Answer: The authors are very grateful for the positive assessment and for the subsequent valuable suggestions, which helped to improve the Manuscript and make it more reader-friendly, especially in case of the description of the syntheses, and of samples processing.

 

Reviewer #3:

At two places you write "force" followed by a mass. Please replace by pressure.

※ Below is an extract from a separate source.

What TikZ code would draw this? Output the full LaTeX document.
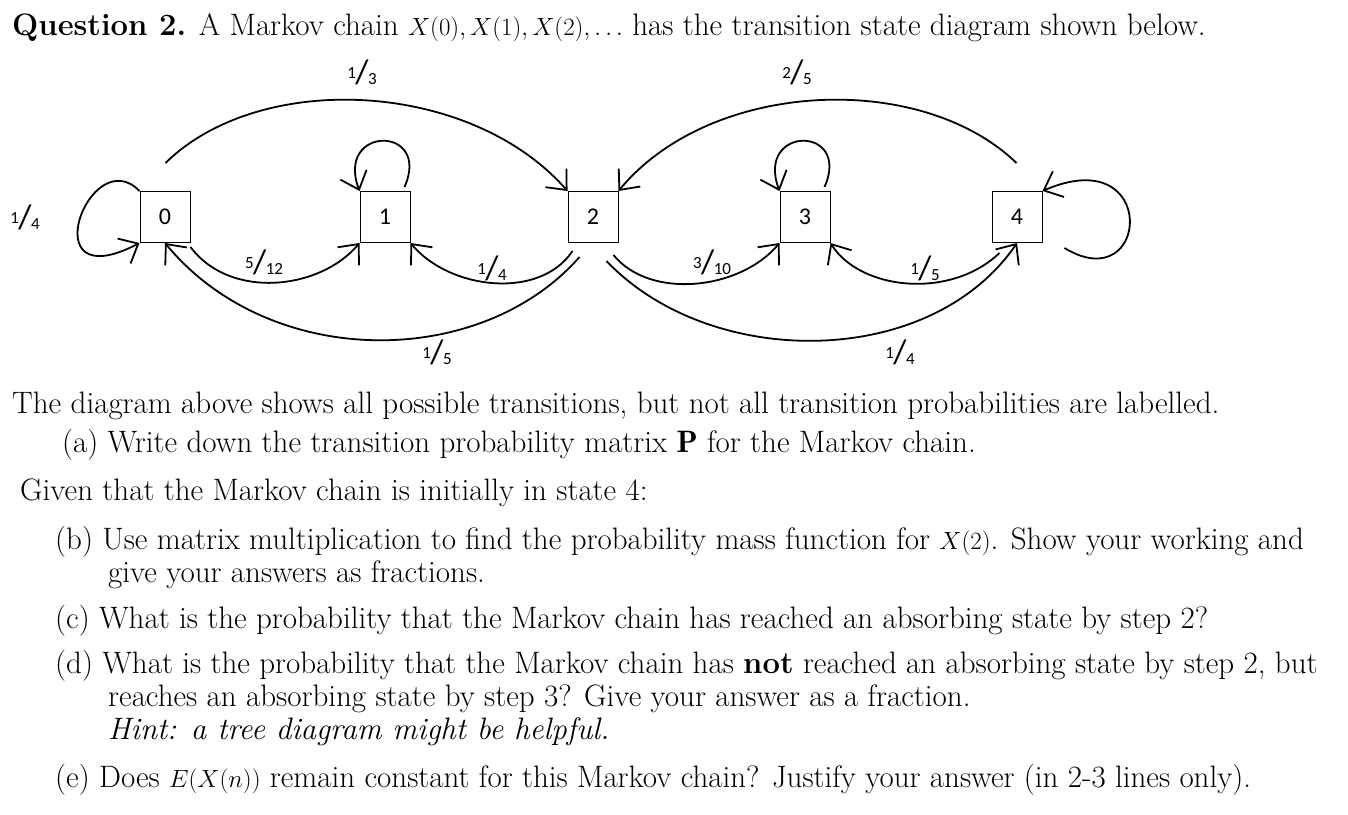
\documentclass[tikz,border=0pt]{standalone}
\usepackage{fontspec}
\usetikzlibrary{arrows.meta}
\newfontfamily\carlito{Carlito}
\newcommand{\myfrac}[2]{{\carlito\raisebox{0.45em}{\fontsize{17}{17}\selectfont #1}\kern-0.05em{\fontsize{34}{34}\selectfont /}\kern-0.05em\raisebox{-0.1em}{\fontsize{17}{17}\selectfont #2}}}
\begin{document}
\begin{tikzpicture}[x=1pt,y=-1pt,
  st/.style={draw,line width=1pt,minimum width=50pt,minimum height=51pt,font=\carlito\fontsize{24}{24}\selectfont},
  ed/.style={line width=1.8pt,-{Straight Barb[length=16pt,width=28pt,line width=1.8pt]}},
  lab/.style={inner sep=0pt},
  tx/.style={anchor=base west,inner sep=0pt,font=\fontsize{31}{36}\selectfont}]
\useasboundingbox (0,0) rectangle (1348,814);
\node[st] (s0) at (165,217) {0};
\node[st] (s1) at (385,217) {1};
\node[st] (s2) at (593,217) {2};
\node[st] (s3) at (805,217) {3};
\node[st] (s4) at (1017,217) {4};
% top arcs
\draw[ed] (s0.north east)++(-25,-28) coordinate (a0) .. controls (260,70) and (470,80) .. (s2.north west);
\draw[ed] (s4.north west)++(25,-28) coordinate (a4) .. controls (920,70) and (710,80) .. (s2.north east);
% self loops
\draw[ed] (s0.north west) .. controls (90,140) and (30,300) .. (s0.south west);
\draw[ed] (s4.south east)++(22,5) coordinate (b4) .. controls (1150,300) and (1160,140) .. (s4.north east);
\draw[ed] (s1.north east)++(-6,-4) coordinate (c1) .. controls (432,125) and (335,125) .. (s1.north west);
\draw[ed] (s3.north east)++(-6,-4) coordinate (c3) .. controls (852,125) and (755,125) .. (s3.north west);
% lower arcs
\draw[ed] (s0.south east)++(0,4) coordinate (d0) .. controls (230,300) and (320,290) .. (s1.south west);
\draw[ed] (s2.south west)++(5,8) coordinate (d2) .. controls (540,300) and (450,290) .. (s1.south east);
\draw[ed] (s2.south west)++(12,14) coordinate (e2) .. controls (480,370) and (270,370) .. (s0.south);
\draw[ed] (s2.south east)++(-5,12) coordinate (f2) .. controls (650,300) and (740,290) .. (s3.south west);
\draw[ed] (s4.south west)++(8,10) coordinate (g4) .. controls (950,300) and (860,290) .. (s3.south east);
\draw[ed] (s2.south east)++(-12,18) coordinate (h2) .. controls (710,370) and (930,370) .. (s4.south);
% labels
\node[lab] (l1) at (362,72) {\myfrac{1}{3}};
\node[lab] (l2) at (797,72) {\myfrac{2}{5}};
\node[lab] (l3) at (25,217) {\myfrac{1}{4}};
\node[lab] (l4) at (264,262) {\myfrac{5}{12}};
\node[lab] (l5) at (492,268) {\myfrac{1}{4}};
\node[lab] (l6) at (712,262) {\myfrac{3}{10}};
\node[lab] (l7) at (925,268) {\myfrac{1}{5}};
\node[lab] (l8) at (437,352) {\myfrac{1}{5}};
\node[lab] (l9) at (900,352) {\myfrac{1}{4}};
% text
\node[tx] (t1) at (12,35) {\textbf{Question 2.} A Markov chain $X(0),X(1),X(2),\ldots$ has the transition state diagram shown below.};
\node[tx] (t2) at (12,413) {The diagram above shows all possible transitions, but not all transition probabilities are labelled.};
\node[tx] (t3) at (62,452) {(a) Write down the transition probability matrix $\mathbf{P}$ for the Markov chain.};
\node[tx] (t4) at (20,500) {Given that the Markov chain is initially in state 4:};
\node[tx] (t5) at (55,549) {(b) Use matrix multiplication to find the probability mass function for $X(2)$. Show your working and};
\node[tx] (t6) at (108,582) {give your answers as fractions.};
\node[tx] (t7) at (55,628) {(c) What is the probability that the Markov chain has reached an absorbing state by step 2?};
\node[tx] (t8) at (55,673) {(d) What is the probability that the Markov chain has \textbf{not} reached an absorbing state by step 2, but};
\node[tx] (t9) at (108,706) {reaches an absorbing state by step 3? Give your answer as a fraction.};
\node[tx] (t10) at (108,739) {\textit{Hint: a tree diagram might be helpful.}};
\node[tx] (t11) at (55,787) {(e) Does $E(X(n))$ remain constant for this Markov chain? Justify your answer (in 2-3 lines only).};
\end{tikzpicture}
\end{document}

Answer: The expression "force" followed by a mass (in the description of self-healing procedure in the “Materials and Methods” section, as well as in “Results and Discussion / Self-healing of disrupted samples and its efficiency” was replaced by pressure values (here 220 MPa). This indeed is far more descriptive for the situation in the sample during the healing process. The authors are very grateful for this wise suggestion.

 

Reviewer #3:

Furthermore, the improvement of the chapter 2.2 is necessary. Your meaning is that reference 48 describes your experiments well. That is not true. In ref. 48 you describe experiments with 5 mL in contrast to round 50 mL in the manuscript. I expect a description which allows to reproduce your experiments. Eg. Nitrogen purging times are missed, the kind of pouring and the pouring volume are missed. The description of the kind of mixing must be improved.

Answer: The chapter 2.2 (“Synthesis of the nanocomposite elastomers”, now 4.2) was improved very thoroughly, along the lines suggested, so that a reproduction should be now easy, and the text should be reader-friendly.

Concerning citation 48, the comments of Reviewer #3 and of Reviewer #1 helped to discover an error in the numbering of literature. Because of format issues, the original reference 25 split into 25 and 26 in the submission file, and all the subsequent references (including original 48) were wrongly shifted by +1. The authors repaired this error in the literature list (its place is highlighted in red in the revised manuscript) and repaired and checked all the literature references. In the revised manuscript, the citation which is mentioned here became 48 again (now correctly, but it is the content of the citation 49 in the original submission). The authors are very grateful to Reviewers #1 and #3 for discovering this hidden error. Independently from citation 48, the modified synthesis procedure used in the present work is now described in detail in the chapter “Synthesis of the nanocomposite elastomers” of the present manuscript.

 

Reviewer #3:

And here, please replace "weight of 2 kg" by the corresponding pressure.

Answer: In chapter 2.2 (“Synthesis of the nanocomposite elastomers”), the paragraph “Preparation of thick (‘laminated’) samples” was improved as suggested (the pressure here was 3 kPa). This is far more descriptive for the given situation. The authors thank for this useful suggestion.

Round 2

Reviewer 2 Report

The revised manuscript is suitable for publication. 

Thanks to the authors for answering the questions.